Trauer, Schmerz, Verzweiflung bleiben aber trotz dieses Hoffnungsschimmers am stärksten erfahrbar. Können und wollen wir uns einem Schmerzensbild, wie es in dieser Radikalität und Expressivität nur aus dem Mittelalter bekannt ist, aussetzen? Wollen wir aus der Konfrontation mit diesem Schmerzensbild Glaubenskraft und -stärke für das Eintreten gegen Verzweiflung und Hoffnungslosigkeit schöpfen? Diese Fragen muss jeder für sich selber beantworten. Dabei kann die Auseinandersetzung mit diesem Bild nur unterstützende Wirkung haben ...

Domkirche St.
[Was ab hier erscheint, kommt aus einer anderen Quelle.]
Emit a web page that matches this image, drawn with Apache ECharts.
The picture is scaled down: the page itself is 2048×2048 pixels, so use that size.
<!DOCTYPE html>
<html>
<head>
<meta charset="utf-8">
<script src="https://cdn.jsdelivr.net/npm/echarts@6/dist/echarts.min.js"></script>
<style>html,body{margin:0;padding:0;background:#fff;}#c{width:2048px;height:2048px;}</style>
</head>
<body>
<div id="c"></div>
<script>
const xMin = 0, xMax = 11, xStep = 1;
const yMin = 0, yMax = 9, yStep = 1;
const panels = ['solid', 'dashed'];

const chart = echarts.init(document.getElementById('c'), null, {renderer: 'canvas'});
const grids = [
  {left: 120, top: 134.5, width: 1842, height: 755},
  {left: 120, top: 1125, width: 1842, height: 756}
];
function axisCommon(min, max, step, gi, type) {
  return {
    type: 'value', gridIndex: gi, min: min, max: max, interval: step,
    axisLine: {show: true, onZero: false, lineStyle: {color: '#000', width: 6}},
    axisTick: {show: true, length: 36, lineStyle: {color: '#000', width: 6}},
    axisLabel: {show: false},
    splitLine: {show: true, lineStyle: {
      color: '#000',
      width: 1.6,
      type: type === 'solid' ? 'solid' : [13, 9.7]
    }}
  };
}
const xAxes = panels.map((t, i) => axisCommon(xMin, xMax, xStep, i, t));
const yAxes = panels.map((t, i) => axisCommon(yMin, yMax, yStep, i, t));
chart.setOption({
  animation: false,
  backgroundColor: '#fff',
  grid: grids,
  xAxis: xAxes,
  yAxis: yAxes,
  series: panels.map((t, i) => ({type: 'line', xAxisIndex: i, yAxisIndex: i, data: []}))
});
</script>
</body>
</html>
Eberhard Stuttgart 
Bild: Arnulf Rainer, „Kreuz", 1988 
Text: Alexander Fluhr 
Foto: Joachim Feist


Auf diesem Kruzifix-ähnlichen Bild von Arnulf Rainer kann ich nichts erkennen, was das gängige kirchliche Dogma vom "Sühnetod" Jesu am Kreuz bestätigen könnte: Da bleibt eher ein zerfließender, sich auflösender Schattenfetzen "seiner selbst" zurück ...

Da krallen noch Spuren seiner zerschlagenen und sogar mit Gottvater im Todeskampf hadernden und ringenden Hände und Arme am Kreuzesgebälk links und rechts und ziehen und kratzen Abdrücke und Rillen - wo die Dornen der "Krone" sich im tiefsten Schmerz an der Todesgrenze beim Hin- und Herschlagen in krampfenden Zuckungen ins Holz gegraben haben - und da fällt mir das trostlose elendige "Niedergefahren zur Hölle" eher ein als etwa ein strahlender "Sieg im Tod" ...

Und doch: Jesus selbst ist bereits von diesem Kreuz hinabgestiegen - und er ist zweifellos bereits auf dem Weg - auf seinem Weg in "alle Ewigkeit" - in sein immerwährendes Sein - und hinterlässt uns seine vielfältigen Impulse - damit wir leben können...

Dieses Kreuz ist ein grausamer Tatort, der für die "Spurensicherung" taugt zur Aufklärung eines gemeinen populistischen und (kirchen)politischen Mordes.

Aber: Nicht jeder Tod bringt einen Menschen um, denn in diesem Kunstwerk ahnt man bereits sein seelisches Aufwärtssteigen und dieses nach Oben drängende und emporstrebende, den Tod zurücklassende und abwerfende "Über-sich-selbst-Hinauswachsen" - in andere Sphären des Seins - wo Rotz und Wasser endlich abgewischt werden: »Da! die Behausung Gottes ist bei den Menschen. Gott wird bei ihnen wohnen. Sie werden Gottes Völker sein, und Gott – Gott wird bei ihnen sein. Gott wird jede Träne von ihren Augen abwischen. Der Tod wird nicht mehr sein. Auch Trauer, Wehgeschrei und Schinderei wird nicht mehr sein. Das Erste ist vergangen.« (Johannesoffenbarung 21, 3-4 - BigS)

Und dieses Kreuz von Arnulf Rainer beweist eben durch seine reichhaltige Spurenlage die Wahrheit eines baldigen heranbrechenden Ostermorgens ... und deutet bereits das Herabgießen von Inspirationen - von Be|geisterung an - immer und immer wieder neu ... - S!